In this first episode of The Tao of FM Synthesis we’re going to try to get a good, basic mental picture of what FM Synthesis actually is. Right now we’re not interested in the weird, technical stuff. All we want are some clues to help us get more predictable results while tweaking a sound. In short, it’s all about MUSIC, not PHYSICS.
Once you have a good mental picture of basic FM you will also be able to play the game called not-getting-lost-in-the-jungle more skillfully. ‘Jungle’ as in the explosion of menus, sliders and buttons that’s covering your FM synth. Software developers call it a user interface.
For now it’s OK if you don’t know what Frequency Modulation means. That’s just technical TERMINOLOGY. You may have heard people talk about carriers and modulators and sidebands. Let them talk!
It’s not that this TERMINOLOGY is wrong, but it’s not musical. If you understand FM from a PHYSICS point of view, does that mean you also know how to make MUSIC with it? Of course not! Stompbox manufacturers like Electro
Harmonix understand this. They give their products MUSICAL names like
Bassballs or 44 Magnum.
This is a simulation of the absolute minimum number of controls you need for FM. The sliders are not ‘real’ and the timing is a bit shaky but it shows that you only need 2 controls.

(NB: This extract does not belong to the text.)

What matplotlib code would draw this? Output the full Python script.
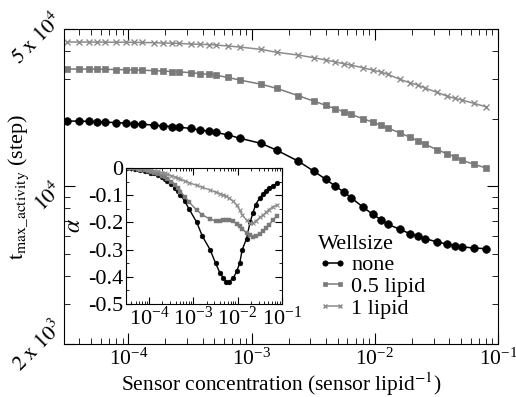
import matplotlib
matplotlib.use("Agg")
import matplotlib.pyplot as plt
import matplotlib.ticker as mticker
import matplotlib.transforms as mtransforms
import numpy as np

plt.rcParams["font.family"] = ["Liberation Serif", "DejaVu Serif"]
plt.rcParams["mathtext.fontset"] = "stix"
plt.rcParams["axes.unicode_minus"] = False

# sensor concentration (sensor lipid^-1), same points for every curve
conc = [3.2e-5, 4e-5, 4.8e-5, 5.6e-5, 6.4e-5, 8e-5, 9.6e-5, 1.12e-4, 1.28e-4,
        1.6e-4, 1.92e-4, 2.24e-4, 2.56e-4, 3.2e-4, 3.84e-4, 4.48e-4, 5.12e-4,
        6.4e-4, 8e-4, 1.2e-3, 1.6e-3, 2.4e-3, 3.2e-3, 4e-3, 4.8e-3, 5.6e-3,
        6.4e-3, 8e-3, 9.6e-3, 1.12e-2, 1.28e-2, 1.6e-2, 1.92e-2, 2.24e-2,
        2.56e-2, 3.2e-2, 3.84e-2, 4.48e-2, 5.12e-2, 6.4e-2, 8e-2]

# t_max_activity (steps)
t_none = [19510, 19510, 19445, 19405, 19307, 19205, 19108, 19011, 18916,
          18720, 18587, 18438, 18341, 18098, 17788, 17605, 17372, 16953,
          16382, 15524, 14488, 12942, 11695, 10765, 10023, 9462, 8933, 8110,
          7534, 7129, 6792, 6457, 6180, 6012, 5875, 5675, 5559, 5470, 5395,
          5333, 5297]
t_half = [33200, 33200, 33200, 33135, 33100, 33037, 32968, 32900, 32832,
          32666, 32531, 32366, 32270, 32003, 31680, 31454, 31166, 30501,
          29670, 28425, 27253, 25269, 23933, 22926, 22122, 21451, 20885,
          20010, 19307, 18720, 18155, 17305, 16558, 15945, 15382, 14571,
          13988, 13536, 13087, 12535, 12095]
t_one = [43770, 43770, 43730, 43730, 43680, 43680, 43640, 43590, 43550,
         43460, 43330, 43240, 43150, 42880, 42760, 42630, 42460, 42020,
         41590, 40580, 39390, 38310, 37270, 36410, 35670, 35060, 34590,
         33650, 32870, 32210, 31450, 29890, 28870, 28190, 27340, 26160,
         25190, 24600, 24180, 23380, 22580]

# alpha (inset)
a_none = [0.0, -0.001, -0.003, -0.005, -0.007, -0.010, -0.013, -0.017, -0.020,
          -0.027, -0.034, -0.041, -0.048, -0.060, -0.072, -0.085, -0.098,
          -0.122, -0.150, -0.200, -0.250, -0.300, -0.350, -0.385, -0.405,
          -0.418, -0.418, -0.405, -0.380, -0.350, -0.300, -0.260, -0.200,
          -0.165, -0.135, -0.110, -0.095, -0.083, -0.075, -0.065, -0.056]
a_half = [0.0, -0.001, -0.002, -0.004, -0.006, -0.008, -0.011, -0.014, -0.017,
          -0.022, -0.028, -0.034, -0.040, -0.050, -0.062, -0.075, -0.087,
          -0.105, -0.125, -0.155, -0.172, -0.188, -0.195, -0.196, -0.193,
          -0.190, -0.191, -0.195, -0.205, -0.215, -0.225, -0.238, -0.248,
          -0.252, -0.250, -0.242, -0.232, -0.222, -0.210, -0.190, -0.175]
a_one = [0.0, -0.001, -0.002, -0.003, -0.004, -0.005, -0.006, -0.008, -0.010,
         -0.013, -0.017, -0.020, -0.023, -0.028, -0.033, -0.038, -0.042,
         -0.048, -0.054, -0.064, -0.071, -0.081, -0.089, -0.094, -0.099,
         -0.104, -0.110, -0.122, -0.137, -0.155, -0.172, -0.192, -0.204,
         -0.203, -0.195, -0.182, -0.172, -0.162, -0.153, -0.142, -0.135]

labels = ["none", "0.5 lipid", "1 lipid"]
colors = ["black", "#7a7a7a", "#8c8c8c"]
markers = ["o", "s", "x"]

ytick_vals = [2e3, 1e4, 5e4]
ytick_text = [r"$2\ \mathrm{x}\ 10^{3}$", r"$10^{4}$", r"$5\ \mathrm{x}\ 10^{4}$"]

fig = plt.figure(figsize=(5.16, 3.97), dpi=100)
ax = fig.add_axes([0.124, 0.1335, 0.841, 0.7935])

sizes = [5.5, 5, 4]
for t, lab, c, m, s in zip([t_none, t_half, t_one], labels, colors, markers, sizes):
    ax.plot(conc, t, color=c, marker=m, ms=s, lw=1.1, label=lab,
            mew=1 if m == "x" else 0.5)

ax.set_xscale("log")
ax.set_yscale("log")
ax.set_xlim(3e-5, 1e-1)
ax.set_ylim(2e3, 5e4)

ax.yaxis.set_major_locator(mticker.FixedLocator(ytick_vals))
ax.yaxis.set_major_formatter(mticker.NullFormatter())
ax.yaxis.set_minor_locator(mticker.FixedLocator(
    [3e3, 4e3, 5e3, 6e3, 7e3, 8e3, 9e3, 2e4, 3e4, 4e4]))
ax.yaxis.set_minor_formatter(mticker.NullFormatter())
ax.xaxis.set_major_locator(mticker.LogLocator(base=10, numticks=10))
ax.xaxis.set_minor_locator(mticker.LogLocator(base=10, subs=np.arange(2, 10), numticks=10))
ax.xaxis.set_minor_formatter(mticker.NullFormatter())

ax.tick_params(which="both", direction="in", top=True, right=True, labelsize=15.5)
ax.tick_params(which="major", length=8)
ax.tick_params(which="minor", length=4)

# rotated y tick labels, placed by hand
ytrans = mtransforms.blended_transform_factory(ax.transAxes, ax.transData)
yshift = [20, 0, 12]
for v, s, dy in zip(ytick_vals, ytick_text, yshift):
    tr = mtransforms.offset_copy(ytrans, fig=fig, x=-4, y=dy, units="dots")
    ax.text(0, v, s, transform=tr, rotation=45, rotation_mode="anchor",
            ha="right", va="center", fontsize=15.5)

ax.set_xlabel(r"Sensor concentration (sensor lipid$^{-1}$)", fontsize=15.5, labelpad=0)
ax.set_ylabel(r"$\mathrm{t_{max\_activity}}$ (step)", fontsize=16)
ax.yaxis.set_label_coords(-0.075, 0.5)

leg = ax.legend(title="Wellsize", loc="lower left", bbox_to_anchor=(0.585, 0.08),
                frameon=False, fontsize=16, title_fontsize=16, numpoints=2,
                handlelength=1.3, handletextpad=0.2, labelspacing=0.05,
                borderpad=0, borderaxespad=0, markerscale=0.7)
leg._legend_box.align = "left"

# inset
ins = fig.add_axes([0.244, 0.234, 0.302, 0.343])
isizes = [3.5, 3, 3]
for a, c, m, s in zip([a_none, a_half, a_one], colors, markers, isizes):
    ins.plot(conc, a, color=c, marker=m, ms=s, lw=1.0, mew=0.8 if m == "x" else 0.3)
ins.set_xscale("log")
ins.set_xlim(3e-5, 1e-1)
ins.set_ylim(-0.5, 0)
ins.yaxis.set_major_locator(mticker.MultipleLocator(0.1))
ins.yaxis.set_minor_locator(mticker.MultipleLocator(0.05))
ins.yaxis.set_major_formatter(mticker.FuncFormatter(
    lambda v, p: "0" if abs(v) < 1e-9 else "%.1f" % v))
ins.xaxis.set_major_locator(mticker.LogLocator(base=10, numticks=10))
ins.xaxis.set_minor_locator(mticker.LogLocator(base=10, subs=np.arange(2, 10), numticks=10))
ins.xaxis.set_minor_formatter(mticker.NullFormatter())
ins.tick_params(which="both", direction="in", top=True, right=True, labelsize=16, pad=2)
ins.tick_params(which="major", length=5)
ins.tick_params(which="minor", length=2.5)
ins.set_ylabel(r"$\alpha$", fontsize=17)
ins.yaxis.set_label_coords(-0.26, 0.58)

fig.savefig("out.png", dpi=100)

Basic FM is really a very simple sound effect. As you can see you only need two sliders to control it: the amount of effect and the pitch of the effect determine how the basic input sound is… warped.

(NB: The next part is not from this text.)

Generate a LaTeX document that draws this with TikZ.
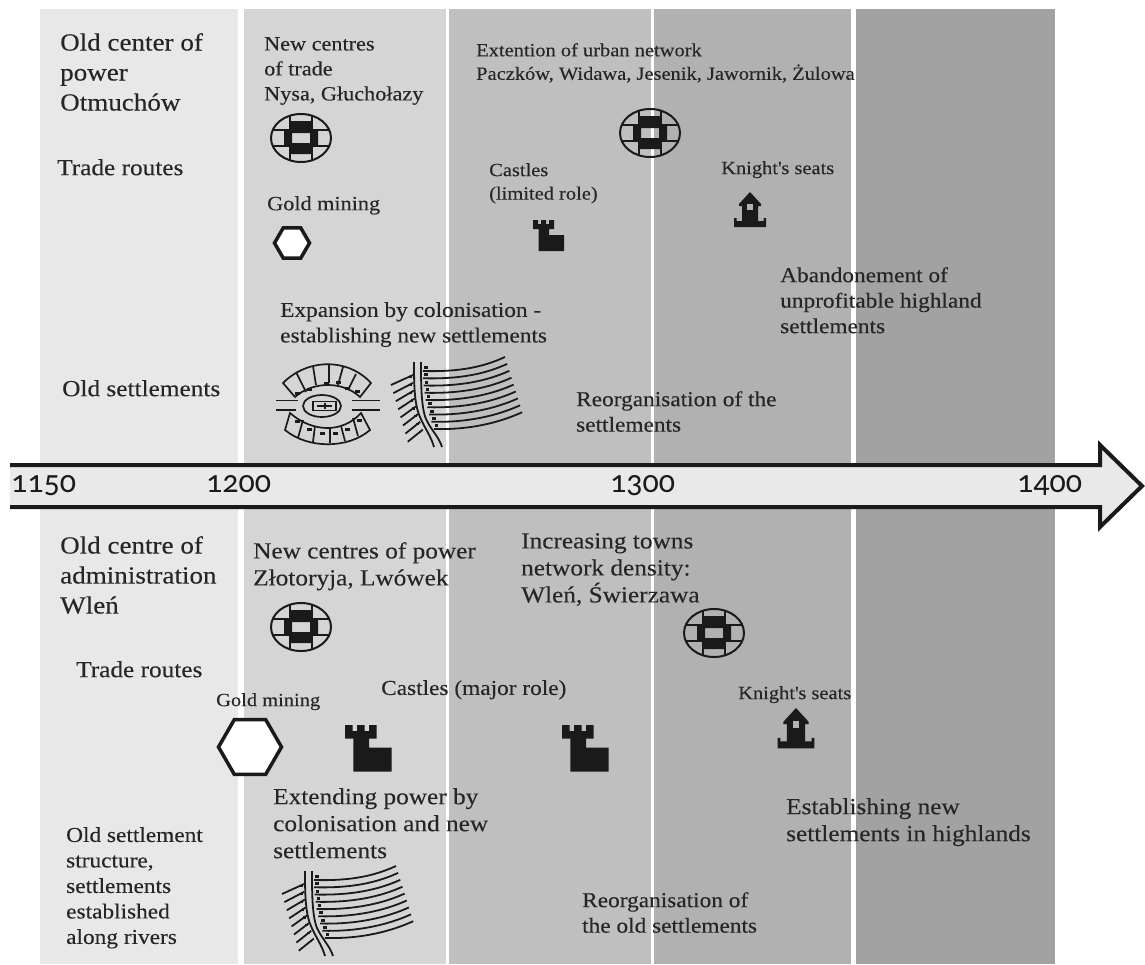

If you know what ring modulation is you already know half of what there is to know about FM. The controls are almost the same, but of course the sound effect is different. FM sounds less electronic, more natural and it can even sound very organic.
But when you listen to the example above it’s hard to picture in your head what is actually happening. Especially when the pitch of the effect is changed. This is the thing that’s different about FM. Most sound effects are more predictable. If you change the settings of any other effect, like a delay, a ring modulator or a Moog filter things are always much more predictable. It goes like this:
"a bit more or less of this value gives a bit more or less of a certain sonic effect".

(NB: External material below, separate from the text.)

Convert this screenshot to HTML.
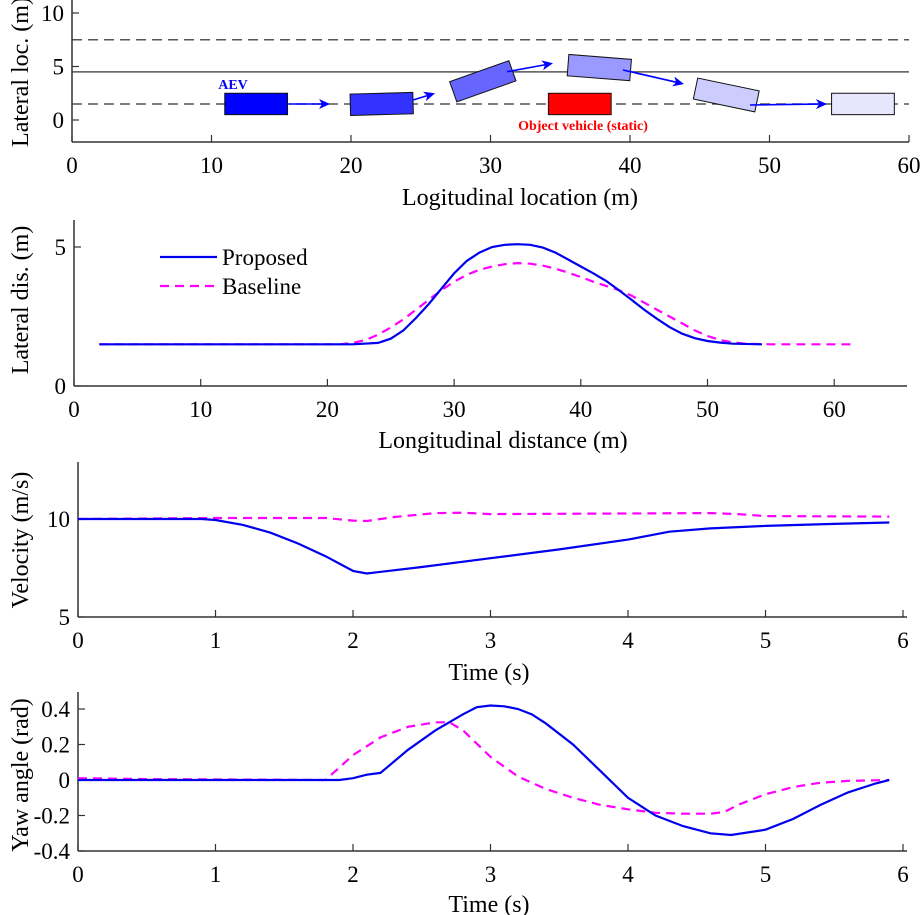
<!DOCTYPE html>
<html><head><meta charset="utf-8"><style>
html,body{margin:0;padding:0;background:#fff;}
svg{display:block;font-family:"Liberation Serif",serif;}
</style></head><body>
<svg id="fig" width="921" height="915" viewBox="0 0 921 915"></svg>
<script>
// ---------- data ----------
const p2PropX=[2,22,24,25,26,27,28,29,30,31,32,33,34,35,36,37,38,39,40,41,42,43,44,45,46,47,48,49,50,51,52,54.3];
const p2PropY=[1.5,1.5,1.55,1.7,2.0,2.45,2.95,3.5,4.05,4.5,4.8,5.0,5.08,5.1,5.08,4.98,4.8,4.55,4.3,4.05,3.78,3.45,3.1,2.75,2.42,2.12,1.88,1.72,1.62,1.56,1.52,1.5];
const p2BaseX=[2,21,22,23,24,25,26,27,28,29,30,31,32,33,34,35,36,37,38,39,40,41,42,43,44,45,46,47,48,49,50,51,52,53,55,61.5];
const p2BaseY=[1.5,1.5,1.55,1.65,1.85,2.1,2.4,2.75,3.1,3.45,3.75,4.0,4.18,4.3,4.38,4.42,4.4,4.33,4.22,4.08,3.92,3.75,3.6,3.45,3.25,3.0,2.75,2.5,2.25,2.0,1.8,1.65,1.57,1.52,1.5,1.5];
const velT=[0,0.9,1.0,1.2,1.4,1.6,1.8,2.0,2.1,2.5,3.0,3.5,4.0,4.3,4.6,5.0,5.5,5.9];
const velProp=[10,10,9.95,9.7,9.3,8.75,8.1,7.35,7.22,7.55,8.0,8.45,8.95,9.35,9.52,9.65,9.75,9.82];
const velBaseT=[0,1,1.8,2.0,2.1,2.3,2.6,2.8,3.0,4.6,4.8,5.0,5.9];
const velBase=[10,10.05,10.05,9.92,9.9,10.1,10.3,10.32,10.25,10.3,10.25,10.15,10.12];
const yawT=[0,1.9,2.0,2.1,2.2,2.4,2.6,2.8,2.9,3.0,3.1,3.2,3.3,3.4,3.6,3.8,4.0,4.2,4.4,4.6,4.75,5.0,5.2,5.4,5.6,5.8,5.9];
const yawProp=[0,0,0.01,0.03,0.04,0.17,0.28,0.37,0.41,0.42,0.415,0.4,0.37,0.32,0.2,0.05,-0.1,-0.2,-0.26,-0.3,-0.31,-0.28,-0.22,-0.14,-0.07,-0.02,0];
const yawBaseT=[0,0.5,1.8,1.9,2.0,2.2,2.4,2.6,2.7,2.8,3.0,3.2,3.4,3.6,3.8,4.0,4.2,4.4,4.6,4.7,4.8,5.0,5.2,5.4,5.6,5.9];
const yawBase=[0.01,0.005,0,0.07,0.14,0.24,0.3,0.325,0.325,0.28,0.13,0.02,-0.05,-0.1,-0.14,-0.165,-0.185,-0.19,-0.19,-0.18,-0.14,-0.08,-0.04,-0.015,-0.005,0];
// top panel vehicles: center x, center y (m), screen angle (deg)
const carX=[13.2,22.2,29.45,37.8,46.9,56.7];
const carY=[1.5,1.5,3.62,4.9,2.34,1.5];
const carAng=[0,-1.5,-19.5,4.5,11.8,0];
const carFill=["#0000ff","#3333ff","#6666ff","#9999ff","#ccccff","#e6e6ff"];
const objX=[36.4], objY=[1.5];
const laneY=[7.5,4.5,1.5];
const p1Ticks=[0,10,20,30,40,50,60], p1YTicks=[0,5,10];
const p2Ticks=[0,10,20,30,40,50,60], p2YTicks=[0,5];
const tTicks=[0,1,2,3,4,5,6], velYTicks=[5,10], yawYTicks=[-0.4,-0.2,0,0.2,0.4];

const NS="http://www.w3.org/2000/svg";
const svg=document.getElementById('fig');
function mk(tag,attrs,parent){const e=document.createElementNS(NS,tag);for(const k in attrs)e.setAttribute(k,attrs[k]);(parent||svg).appendChild(e);return e;}
function scale(d0,d1,r0,r1){return v=>r0+(v-d0)*(r1-r0)/(d1-d0);}

function axes(g,sx,sy,left,right,top,bottom,xt,yt,fmt){
  const a=mk('line',{x1:left,y1:bottom,x2:right,y2:bottom,stroke:'#333','stroke-width':1.5},g);
  
  const b=mk('line',{x1:left,y1:top,x2:left,y2:bottom,stroke:'#333','stroke-width':1.5},g);
  
  xt.forEach(v=>{const x=sx(v);
    mk('line',{x1:x,y1:bottom,x2:x,y2:bottom-7,stroke:'#333','stroke-width':1.2},g);
    const t=mk('text',{x:x,y:bottom+31,'text-anchor':'middle','font-size':23},g);t.textContent=v;
    });
  yt.forEach(v=>{const y=sy(v);
    mk('line',{x1:left,y1:y,x2:left+7,y2:y,stroke:'#333','stroke-width':1.2},g);
    const t=mk('text',{x:left-8,y:y+8,'text-anchor':'end','font-size':23},g);t.textContent=fmt?fmt(v):v;
    });
}
function line(g,xs,ys,sx,sy,color,dash,name){
  const d=xs.map((v,i)=>(i?'L':'M')+sx(v).toFixed(1)+','+sy(ys[i]).toFixed(1)).join('');
  const p=mk('path',{d:d,fill:'none',stroke:color,'stroke-width':2.2,'stroke-dasharray':dash||'none'},g);
  
}
function label(g,x,y,txt,rot,name){
  const t=mk('text',{x:x,y:y,'text-anchor':'middle','font-size':24,transform:rot?`rotate(-90 ${x} ${y})`:''},g);
  t.textContent=txt;
}
function group(name){const g=mk('g',{});return g;}
const MAG='#ff00ff', BLU='#0000ee', DASH='9,6';

// ---------- panel 1 ----------
(function(){
  const g=group('lateral-location-panel');
  const sx=scale(0,60,72,909), sy=scale(0,10,120,13);
  laneY.forEach((v,i)=>{const l=mk('line',{x1:72,x2:909,y1:sy(v),y2:sy(v),stroke:'#555','stroke-width':1.5,'stroke-dasharray':i==1?'none':'10,6'},g);
    });
  const kx=(sx(1)-sx(0)), ky=(sy(0)-sy(1));
  carX.forEach((v,i)=>{const cx=sx(v), cy=sy(carY[i]); const w=4.5*kx, h=2*ky;
    const r=mk('rect',{x:cx-w/2,y:cy-h/2,width:w,height:h,fill:carFill[i],stroke:'#111','stroke-width':1,transform:`rotate(${carAng[i]} ${cx} ${cy})`},g);
    });
  const o=mk('rect',{x:sx(objX[0])-4.5*kx/2,y:sy(objY[0])-ky,width:4.5*kx,height:2*ky,fill:'#ff0000',stroke:'#111','stroke-width':1},g);
  
  const arrows=[[289,104,330,104],[413,100,435,93.3],[507,71.7,553,63.3],[623,70,684,84],[750,105,827,104]];
  arrows.forEach(a=>{const ag=mk('g',{},g);
    const ang=Math.atan2(a[3]-a[1],a[2]-a[0]);
    mk('line',{x1:a[0],y1:a[1],x2:a[2]-8*Math.cos(ang),y2:a[3]-8*Math.sin(ang),stroke:'#0000ff','stroke-width':1.6},ag);
    const p=(d,s)=>[a[2]-d*Math.cos(ang)+s*Math.sin(ang),a[3]-d*Math.sin(ang)-s*Math.cos(ang)];
    const q=[[a[2],a[3]],p(11,5),p(8,0),p(11,-5)];
    mk('polygon',{points:q.map(z=>z.join(',')).join(' '),fill:'#0000ff'},ag);});
  const t1=mk('text',{x:233,y:89,'text-anchor':'middle','font-size':14,'font-weight':'bold',fill:'#0000ff'},g);t1.textContent='AEV';
  
  const t2=mk('text',{x:583,y:130,'text-anchor':'middle','font-size':14,'font-weight':'bold',fill:'#ff0000'},g);t2.textContent='Object vehicle (static)';
  
  axes(g,sx,sy,72,909,0,142,p1Ticks,p1YTicks);
  label(g,520,205,'Logitudinal location (m)',false,'x-axis-title');
  label(g,28,72,'Lateral loc. (m)',true,'y-axis-title');
})();

// ---------- panel 2 ----------
(function(){
  const g=group('lateral-distance-panel');
  const sx=scale(0,10,74,200.7), sy=scale(0,5,386,247);
  axes(g,sx,sy,74,907,220,386,p2Ticks,p2YTicks);
  line(g,p2BaseX,p2BaseY,sx,sy,MAG,DASH,'baseline-line');
  line(g,p2PropX,p2PropY,sx,sy,BLU,null,'proposed-line');
  const lg=mk('g',{},g);
  mk('line',{x1:160,y1:257,x2:217,y2:257,stroke:BLU,'stroke-width':2.2},lg);
  let t=mk('text',{x:222,y:265,'font-size':23},lg);t.textContent='Proposed';
  mk('line',{x1:160,y1:286,x2:217,y2:286,stroke:MAG,'stroke-width':2.2,'stroke-dasharray':DASH},lg);
  t=mk('text',{x:222,y:294,'font-size':23},lg);t.textContent='Baseline';
  label(g,503,448,'Longitudinal distance (m)',false,'x-axis-title');
  label(g,28,300,'Lateral dis. (m)',true,'y-axis-title');
})();

// ---------- panel 3 ----------
(function(){
  const g=group('velocity-panel');
  const sx=scale(0,1,78,215.5), sy=scale(5,10,617,519);
  axes(g,sx,sy,78,907,462,617,tTicks,velYTicks);
  line(g,velBaseT,velBase,sx,sy,MAG,DASH,'baseline-line');
  line(g,velT,velProp,sx,sy,BLU,null,'proposed-line');
  label(g,489,680,'Time (s)',false,'x-axis-title');
  label(g,28,540,'Velocity (m/s)',true,'y-axis-title');
})();

// ---------- panel 4 ----------
(function(){
  const g=group('yaw-angle-panel');
  const sx=scale(0,1,78,215.5), sy=scale(0,0.4,780,709);
  axes(g,sx,sy,78,907,692,851,tTicks,yawYTicks,v=>v===0?'0':v.toFixed(1));
  line(g,yawBaseT,yawBase,sx,sy,MAG,DASH,'baseline-line');
  line(g,yawT,yawProp,sx,sy,BLU,null,'proposed-line');
  label(g,489,912,'Time (s)',false,'x-axis-title');
  label(g,28,775,'Yaw angle (rad)',true,'y-axis-title');
})();
</script>
</body></html>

But if you make a change in the effect pitch of the FM-effect the sound seems to be jumping all over the place, going from harsh, shocking, dissonant growls to straight, simple, boring sounds and right back again.
The really remarkable thing is that the FM-effect actually isn’t random at all! There’s a solid pattern in the changes the sound is going through. But if you don’t know what that pattern is, or what it approximately looks like, it’s hard to predict where your sound is going to go next (unless you tweak very slowly).
OK, so the real question is: how do we make things more predictable? To answer it, you'll need to know more about the ‘mysterious’ pattern in the changes. To get there, let’s get an idea first of what FM does to a sound when the controls are at some fixed setting (when you’re hearing a constant sound). In other words: what strange things is this nasty FM-effect doing to your ‘basic sound’ anyway?
“Think of it as one person singing and another person grabbing the throat of the first and shaking him in a rhythmic manner; the singer being the ‘basic sound’ and the throttler being the ‘effect’.”
(Thank you T. Yahaya Abdullah)
Get it? :-)
Now get this:
- the ‘throat’ can be shaken mildly or forcefully; that would be the same thing as changing the effect amount control
- the ‘throat’ can be shaken slow, fast or at warp speed; that would of course be the same thing as changing the effect pitch control
Basically the effect of FM becomes more interesting if there’s more shaking going on. And remember: when engineers talk about 'frequency modulation' they’re actually talking about throat-shaking.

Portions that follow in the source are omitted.